Over the past ten years satellite measurements in combination with data from ground-based observatories
 have allowed very detailed models of the secular variation (SV) of the Earth’s magnetic field to be constructed.
 However, forecasting the change of the main field still remains a challenge, primarily because the core processes
 controlling SV are not sufficiently well understood. Hence, most forecasts do not appeal to any physical
 modelling constraints but use, for example, polynomial extrapolation from previous measurements. We attempt
 to apply a physical model to forecast the average SV during 2010–2015 by developing a core flow model. This
 steady flow model, derived from SV data during 2004.5 to 2009.5, generates a set of Gauss SV coefficients which
 are used to advect the large scale magnetic field forwards in time. Although this model has not been submitted
 as a candidate for IGRF-11, we present our SV prediction model and compare it to other candidate IGRF-11
 SV models.

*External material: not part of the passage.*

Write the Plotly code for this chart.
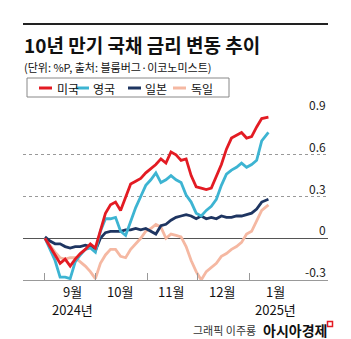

In addition, we examine the use of the Ensemble Kalman filter to optimally assimilate field models
 derived from (1) forecast methods and (2) noisy data measurements. Such a scenario might conceivably arise if
 high quality satellite data with global coverage are not available for a significant period of time. We show that
 the overall misfit of the assimilated model to the actual field can be lower than the individual misfits of the input
 models, provided the uncertainties of each model are reasonably well known.